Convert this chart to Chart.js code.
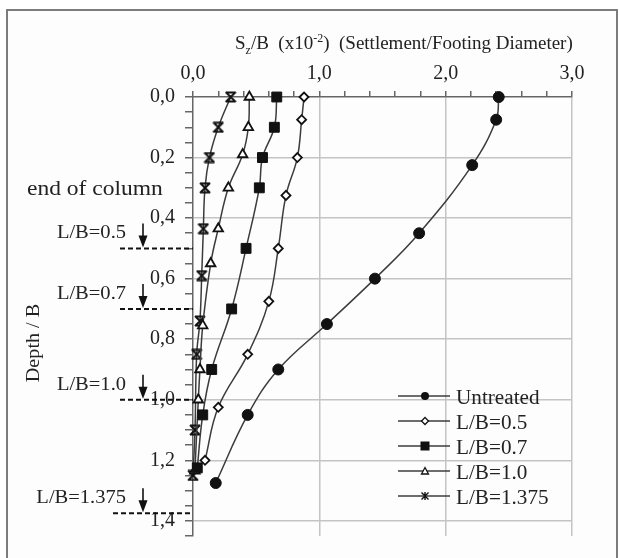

--

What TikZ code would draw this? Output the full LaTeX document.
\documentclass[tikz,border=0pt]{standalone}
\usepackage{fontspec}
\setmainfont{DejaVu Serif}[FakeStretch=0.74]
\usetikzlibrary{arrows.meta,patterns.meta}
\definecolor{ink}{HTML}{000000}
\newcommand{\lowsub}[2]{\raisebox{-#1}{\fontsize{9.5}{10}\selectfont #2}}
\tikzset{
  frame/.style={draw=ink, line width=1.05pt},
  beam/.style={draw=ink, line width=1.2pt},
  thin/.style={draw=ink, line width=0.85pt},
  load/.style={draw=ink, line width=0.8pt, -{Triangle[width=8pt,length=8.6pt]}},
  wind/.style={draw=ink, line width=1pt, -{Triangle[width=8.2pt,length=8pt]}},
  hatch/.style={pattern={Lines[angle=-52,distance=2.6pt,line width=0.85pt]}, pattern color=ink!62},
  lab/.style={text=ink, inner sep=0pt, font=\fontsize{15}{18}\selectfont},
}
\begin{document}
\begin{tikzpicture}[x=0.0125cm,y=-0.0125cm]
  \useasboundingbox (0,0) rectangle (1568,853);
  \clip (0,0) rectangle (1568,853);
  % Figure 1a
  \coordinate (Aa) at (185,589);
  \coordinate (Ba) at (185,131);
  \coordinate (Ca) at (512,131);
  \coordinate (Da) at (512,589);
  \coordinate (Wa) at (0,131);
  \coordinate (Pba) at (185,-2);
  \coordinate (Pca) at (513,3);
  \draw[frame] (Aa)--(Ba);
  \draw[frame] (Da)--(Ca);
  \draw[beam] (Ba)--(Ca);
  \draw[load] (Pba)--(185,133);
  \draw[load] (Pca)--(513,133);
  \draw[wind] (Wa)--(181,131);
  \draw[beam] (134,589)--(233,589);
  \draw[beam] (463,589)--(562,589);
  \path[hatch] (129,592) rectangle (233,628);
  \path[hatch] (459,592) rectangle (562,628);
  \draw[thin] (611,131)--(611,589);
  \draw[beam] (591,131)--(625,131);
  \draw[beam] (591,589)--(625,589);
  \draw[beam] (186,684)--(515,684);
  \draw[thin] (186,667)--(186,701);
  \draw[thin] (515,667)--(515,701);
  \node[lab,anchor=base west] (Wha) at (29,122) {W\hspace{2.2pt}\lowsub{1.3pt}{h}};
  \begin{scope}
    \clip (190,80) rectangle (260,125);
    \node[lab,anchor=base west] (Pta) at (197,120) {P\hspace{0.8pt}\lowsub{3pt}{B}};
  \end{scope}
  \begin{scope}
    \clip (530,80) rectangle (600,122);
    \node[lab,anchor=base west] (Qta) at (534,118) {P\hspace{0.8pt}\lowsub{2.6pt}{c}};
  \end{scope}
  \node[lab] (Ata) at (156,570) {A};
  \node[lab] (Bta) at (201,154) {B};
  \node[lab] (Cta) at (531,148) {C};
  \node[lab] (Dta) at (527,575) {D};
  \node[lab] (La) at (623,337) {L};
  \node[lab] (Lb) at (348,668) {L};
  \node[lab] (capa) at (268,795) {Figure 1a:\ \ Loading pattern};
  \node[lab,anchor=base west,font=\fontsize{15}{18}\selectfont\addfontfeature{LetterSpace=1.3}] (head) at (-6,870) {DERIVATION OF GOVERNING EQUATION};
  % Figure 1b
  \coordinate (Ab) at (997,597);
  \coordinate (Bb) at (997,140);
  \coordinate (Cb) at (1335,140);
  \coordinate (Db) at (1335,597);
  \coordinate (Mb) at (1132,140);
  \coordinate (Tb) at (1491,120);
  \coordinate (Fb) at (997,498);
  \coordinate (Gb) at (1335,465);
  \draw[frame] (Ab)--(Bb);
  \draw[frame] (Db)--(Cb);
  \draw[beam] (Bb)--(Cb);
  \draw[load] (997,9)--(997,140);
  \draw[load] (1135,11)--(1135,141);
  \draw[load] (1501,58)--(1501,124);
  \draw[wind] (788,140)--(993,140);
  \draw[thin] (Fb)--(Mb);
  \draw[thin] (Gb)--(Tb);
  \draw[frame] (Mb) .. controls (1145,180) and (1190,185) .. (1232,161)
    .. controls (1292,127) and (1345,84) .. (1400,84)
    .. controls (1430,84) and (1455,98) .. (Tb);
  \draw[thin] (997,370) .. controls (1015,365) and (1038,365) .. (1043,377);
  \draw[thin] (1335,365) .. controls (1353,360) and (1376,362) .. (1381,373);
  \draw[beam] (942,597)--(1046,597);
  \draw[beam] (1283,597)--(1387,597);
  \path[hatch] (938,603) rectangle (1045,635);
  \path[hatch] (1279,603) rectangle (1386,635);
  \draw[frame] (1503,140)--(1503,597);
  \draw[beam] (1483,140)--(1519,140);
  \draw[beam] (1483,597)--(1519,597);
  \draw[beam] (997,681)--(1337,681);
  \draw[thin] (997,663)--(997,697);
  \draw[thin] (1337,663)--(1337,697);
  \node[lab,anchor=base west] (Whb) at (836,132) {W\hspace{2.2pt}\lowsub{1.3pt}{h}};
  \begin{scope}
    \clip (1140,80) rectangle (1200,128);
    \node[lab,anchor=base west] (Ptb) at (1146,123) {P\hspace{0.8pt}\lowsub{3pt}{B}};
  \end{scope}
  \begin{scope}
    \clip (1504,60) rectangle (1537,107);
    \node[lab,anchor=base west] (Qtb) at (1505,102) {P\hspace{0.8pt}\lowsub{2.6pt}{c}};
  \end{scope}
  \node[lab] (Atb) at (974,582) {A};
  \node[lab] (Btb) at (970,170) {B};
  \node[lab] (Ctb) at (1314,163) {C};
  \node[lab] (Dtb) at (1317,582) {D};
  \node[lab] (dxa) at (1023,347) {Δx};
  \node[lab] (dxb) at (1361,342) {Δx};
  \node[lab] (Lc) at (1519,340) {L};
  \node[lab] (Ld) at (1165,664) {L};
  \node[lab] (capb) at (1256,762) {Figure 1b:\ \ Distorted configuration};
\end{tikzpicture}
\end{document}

==

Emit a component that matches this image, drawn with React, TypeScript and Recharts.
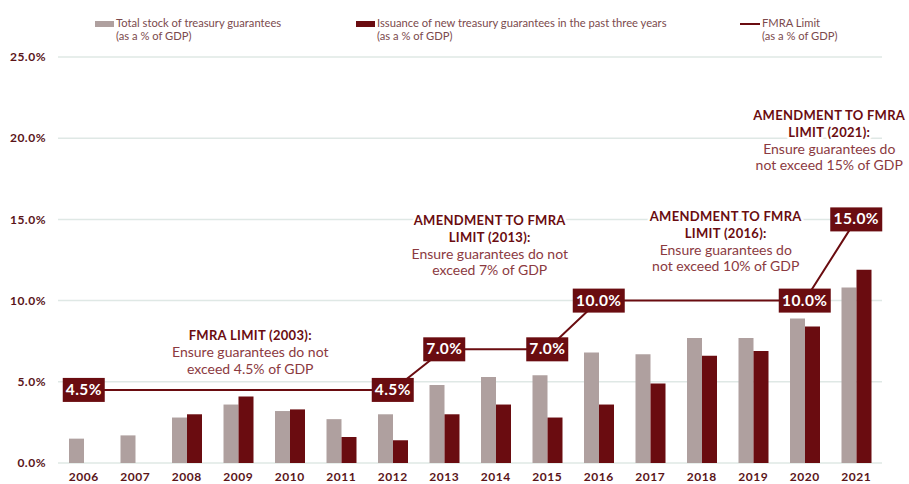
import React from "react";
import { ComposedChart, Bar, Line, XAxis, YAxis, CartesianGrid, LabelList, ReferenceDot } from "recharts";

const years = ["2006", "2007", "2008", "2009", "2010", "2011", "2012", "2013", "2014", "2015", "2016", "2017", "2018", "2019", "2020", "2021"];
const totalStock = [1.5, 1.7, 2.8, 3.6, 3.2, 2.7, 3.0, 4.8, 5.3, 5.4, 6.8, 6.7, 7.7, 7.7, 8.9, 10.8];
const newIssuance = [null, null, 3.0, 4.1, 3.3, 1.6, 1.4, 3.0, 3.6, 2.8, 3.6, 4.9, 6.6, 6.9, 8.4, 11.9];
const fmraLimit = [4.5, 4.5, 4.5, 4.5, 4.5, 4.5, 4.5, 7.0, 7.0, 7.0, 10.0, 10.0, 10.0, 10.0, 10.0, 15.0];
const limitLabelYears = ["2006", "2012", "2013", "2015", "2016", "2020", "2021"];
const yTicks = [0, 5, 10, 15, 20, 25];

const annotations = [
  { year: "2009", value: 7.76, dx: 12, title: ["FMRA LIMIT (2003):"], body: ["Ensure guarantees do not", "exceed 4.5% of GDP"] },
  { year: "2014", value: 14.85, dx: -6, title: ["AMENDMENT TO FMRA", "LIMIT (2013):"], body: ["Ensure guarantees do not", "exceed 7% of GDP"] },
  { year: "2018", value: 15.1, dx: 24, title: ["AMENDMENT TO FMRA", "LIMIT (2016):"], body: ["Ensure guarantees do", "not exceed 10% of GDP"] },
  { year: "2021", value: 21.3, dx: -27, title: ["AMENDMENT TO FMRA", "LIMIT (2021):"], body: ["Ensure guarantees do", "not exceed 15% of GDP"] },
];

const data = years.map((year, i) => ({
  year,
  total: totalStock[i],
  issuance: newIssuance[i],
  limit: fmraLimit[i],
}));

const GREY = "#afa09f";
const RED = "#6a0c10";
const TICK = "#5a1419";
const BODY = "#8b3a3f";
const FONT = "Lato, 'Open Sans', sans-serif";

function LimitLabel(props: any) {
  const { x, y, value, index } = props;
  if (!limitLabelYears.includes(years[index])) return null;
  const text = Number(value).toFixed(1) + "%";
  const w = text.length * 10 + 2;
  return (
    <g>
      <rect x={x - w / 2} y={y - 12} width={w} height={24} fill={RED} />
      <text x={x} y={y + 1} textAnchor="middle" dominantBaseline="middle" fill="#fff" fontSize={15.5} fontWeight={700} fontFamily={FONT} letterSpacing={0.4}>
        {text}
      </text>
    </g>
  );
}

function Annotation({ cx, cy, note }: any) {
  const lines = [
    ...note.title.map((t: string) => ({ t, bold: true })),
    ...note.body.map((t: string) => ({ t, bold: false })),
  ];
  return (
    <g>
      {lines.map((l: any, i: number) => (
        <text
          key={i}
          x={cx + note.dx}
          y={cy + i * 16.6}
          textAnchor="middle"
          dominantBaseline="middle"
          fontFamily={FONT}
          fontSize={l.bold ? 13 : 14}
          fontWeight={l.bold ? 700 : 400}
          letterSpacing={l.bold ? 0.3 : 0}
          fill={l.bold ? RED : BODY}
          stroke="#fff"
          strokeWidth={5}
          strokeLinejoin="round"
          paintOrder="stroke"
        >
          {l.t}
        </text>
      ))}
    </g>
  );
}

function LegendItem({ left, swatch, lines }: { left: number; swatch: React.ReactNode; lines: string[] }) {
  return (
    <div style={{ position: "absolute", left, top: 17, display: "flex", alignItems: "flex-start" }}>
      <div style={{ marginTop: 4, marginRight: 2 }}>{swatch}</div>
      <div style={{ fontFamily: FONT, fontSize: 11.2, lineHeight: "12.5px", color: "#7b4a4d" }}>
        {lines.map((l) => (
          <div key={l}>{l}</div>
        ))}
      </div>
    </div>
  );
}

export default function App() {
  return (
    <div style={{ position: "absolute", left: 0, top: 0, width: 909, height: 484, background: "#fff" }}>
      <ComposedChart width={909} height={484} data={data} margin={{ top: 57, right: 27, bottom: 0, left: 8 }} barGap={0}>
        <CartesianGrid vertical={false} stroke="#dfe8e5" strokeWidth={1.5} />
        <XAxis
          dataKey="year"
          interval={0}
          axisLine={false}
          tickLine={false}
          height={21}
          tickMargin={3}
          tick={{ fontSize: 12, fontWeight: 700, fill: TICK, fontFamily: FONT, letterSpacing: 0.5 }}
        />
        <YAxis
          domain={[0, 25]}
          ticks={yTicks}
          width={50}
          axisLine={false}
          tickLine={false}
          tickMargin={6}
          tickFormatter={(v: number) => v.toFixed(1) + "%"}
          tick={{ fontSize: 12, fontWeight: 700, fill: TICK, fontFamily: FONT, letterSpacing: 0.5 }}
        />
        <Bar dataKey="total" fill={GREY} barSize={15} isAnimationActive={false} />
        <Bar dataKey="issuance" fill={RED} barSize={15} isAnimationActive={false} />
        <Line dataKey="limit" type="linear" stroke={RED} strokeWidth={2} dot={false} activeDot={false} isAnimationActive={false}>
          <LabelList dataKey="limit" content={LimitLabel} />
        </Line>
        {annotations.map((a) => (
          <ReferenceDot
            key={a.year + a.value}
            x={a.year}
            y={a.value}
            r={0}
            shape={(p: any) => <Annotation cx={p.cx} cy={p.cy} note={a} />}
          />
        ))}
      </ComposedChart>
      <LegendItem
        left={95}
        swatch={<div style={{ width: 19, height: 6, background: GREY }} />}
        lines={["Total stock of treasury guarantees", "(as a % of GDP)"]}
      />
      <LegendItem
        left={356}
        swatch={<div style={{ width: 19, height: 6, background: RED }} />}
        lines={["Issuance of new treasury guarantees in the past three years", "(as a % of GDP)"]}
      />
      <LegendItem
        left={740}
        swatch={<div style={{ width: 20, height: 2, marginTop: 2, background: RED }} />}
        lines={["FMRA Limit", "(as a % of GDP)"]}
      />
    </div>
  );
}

**AIM OF THE TASK**
Between the line with "Emit a component" and the line with "CartesianGrid, LabelList, ReferenceDot", ends included, lies the span to copy exactly; copy nothing else and leave out the pictures.

**ANSWER TO THIS EXERCISE**
Emit a component that matches this image, drawn with React, TypeScript and Recharts.
import React from "react";
import { ComposedChart, Bar, Line, XAxis, YAxis, CartesianGrid, LabelList, ReferenceDot } from "recharts";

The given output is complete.